Data Security and Privacy Protections

The security model across all these frameworks rests on a few non-negotiable principles. The intermediary never holds your data in readable form. Data is encrypted before it leaves the institution that holds it, using the requesting institution’s public key, so only the intended recipient can decrypt it. And every data transfer is logged with enough detail for regulators to reconstruct exactly what happened.

In India, the RBI’s directions mandate that AAs maintain IT systems with safeguards against unauthorized access, alteration, or disclosure. The AA cannot store any customer financial information or credentials after a transfer is complete. In the United States, all financial institutions involved in data sharing must comply with the Gramm-Leach-Bliley Act‘s Safeguards Rule, which requires a comprehensive information security program including encryption of all customer data both in transit and at rest, multi-factor authentication for anyone accessing information systems, and periodic review of access controls.14eCFR. 16 CFR Part 314 – Standards for Safeguarding Customer Information

The consent artefact itself is a security mechanism. Because it specifies the exact data fields, time range, purpose, and retention period, it creates a narrow, auditable permission rather than the blank-check access that screen scraping provided. If an FIU requests data outside the scope of the consent artefact, the FIP is required to deny the request.

Risks and Limitations for Consumers

The account aggregator model is a major improvement over screen scraping, but it is not risk-free. Here are the practical concerns worth understanding before you link your accounts.

Over-sharing by default. When an FIU requests your data, the consent artefact may ask for more information than you think is necessary. A budgeting app requesting 24 months of transaction history across all your accounts, for instance, might be collecting far more than it needs. Always review the specific data fields and time ranges in a consent request before approving. You can often decline requests that seem disproportionate to the service being offered.

Breach at the FIU. The AA itself does not store your data, but the FIU that receives it does, at least for the duration specified in the consent. If the FIU suffers a data breach, your financial information is exposed. The encryption protections only cover data in transit through the AA; once the FIU decrypts the data, its security is only as strong as the FIU’s own systems.

Incomplete ecosystem coverage. Not every financial institution participates. In India, while 112 institutions function as both data providers and consumers, some smaller banks and newer financial products are not yet integrated. In the United States, the regulatory framework is still being finalized, so your ability to share data through standardized APIs depends on whether your bank has voluntarily adopted the FDX standard or entered into agreements with specific aggregators.

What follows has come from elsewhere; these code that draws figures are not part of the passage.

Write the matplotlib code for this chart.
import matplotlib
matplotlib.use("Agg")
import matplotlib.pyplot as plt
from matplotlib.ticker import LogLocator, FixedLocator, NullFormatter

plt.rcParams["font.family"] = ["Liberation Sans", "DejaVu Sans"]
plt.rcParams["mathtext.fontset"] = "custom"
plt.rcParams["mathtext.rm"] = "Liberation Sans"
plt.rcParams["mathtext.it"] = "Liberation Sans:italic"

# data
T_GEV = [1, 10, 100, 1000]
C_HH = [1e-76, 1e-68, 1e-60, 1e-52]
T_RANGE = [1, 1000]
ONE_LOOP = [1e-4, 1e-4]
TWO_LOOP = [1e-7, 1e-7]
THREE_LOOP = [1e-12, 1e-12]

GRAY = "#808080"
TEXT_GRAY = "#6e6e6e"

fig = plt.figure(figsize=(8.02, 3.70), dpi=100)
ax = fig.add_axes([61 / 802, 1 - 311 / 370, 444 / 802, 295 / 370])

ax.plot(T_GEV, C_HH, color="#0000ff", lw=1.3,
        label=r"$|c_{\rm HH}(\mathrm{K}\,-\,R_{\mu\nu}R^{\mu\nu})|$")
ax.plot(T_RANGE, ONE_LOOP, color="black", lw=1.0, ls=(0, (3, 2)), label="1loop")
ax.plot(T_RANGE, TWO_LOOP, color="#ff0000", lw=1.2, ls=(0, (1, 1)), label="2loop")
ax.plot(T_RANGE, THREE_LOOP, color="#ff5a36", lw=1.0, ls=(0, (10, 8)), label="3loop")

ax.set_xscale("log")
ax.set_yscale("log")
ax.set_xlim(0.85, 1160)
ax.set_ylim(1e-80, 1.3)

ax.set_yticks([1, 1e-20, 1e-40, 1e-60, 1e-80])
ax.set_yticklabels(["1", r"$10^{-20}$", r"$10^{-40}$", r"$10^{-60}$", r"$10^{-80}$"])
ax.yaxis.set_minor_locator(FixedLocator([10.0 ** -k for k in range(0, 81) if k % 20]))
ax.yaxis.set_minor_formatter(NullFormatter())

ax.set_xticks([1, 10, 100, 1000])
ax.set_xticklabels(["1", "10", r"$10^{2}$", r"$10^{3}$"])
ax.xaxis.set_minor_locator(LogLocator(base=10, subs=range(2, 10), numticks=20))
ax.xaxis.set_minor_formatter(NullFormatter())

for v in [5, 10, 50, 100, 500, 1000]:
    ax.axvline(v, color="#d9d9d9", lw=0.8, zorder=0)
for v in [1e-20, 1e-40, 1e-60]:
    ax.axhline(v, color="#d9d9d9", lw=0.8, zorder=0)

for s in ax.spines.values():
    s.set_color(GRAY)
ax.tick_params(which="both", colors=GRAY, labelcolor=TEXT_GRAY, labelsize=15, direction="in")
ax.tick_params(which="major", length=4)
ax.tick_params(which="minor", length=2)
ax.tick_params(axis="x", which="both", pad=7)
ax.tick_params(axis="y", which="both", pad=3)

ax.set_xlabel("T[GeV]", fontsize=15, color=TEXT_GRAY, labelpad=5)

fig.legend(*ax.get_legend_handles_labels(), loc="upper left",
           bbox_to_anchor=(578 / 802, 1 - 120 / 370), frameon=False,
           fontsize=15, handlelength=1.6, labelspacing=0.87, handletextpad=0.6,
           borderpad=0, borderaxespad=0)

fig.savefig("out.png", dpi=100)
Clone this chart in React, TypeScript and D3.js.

Consent fatigue. As more services request your financial data, the volume of consent requests can become overwhelming, leading to rubber-stamping approvals without reading the details. The frameworks are designed for informed consent, but that only works if you actually review what you are authorizing. Periodically check your active consents through your AA platform or bank settings and revoke any you no longer need.

Despite these limitations, the shift from credential-sharing to consent-based, encrypted data transfer represents a genuine improvement in how your financial data moves between institutions. The frameworks give you visibility and control that simply did not exist when aggregators logged into your bank account with your password.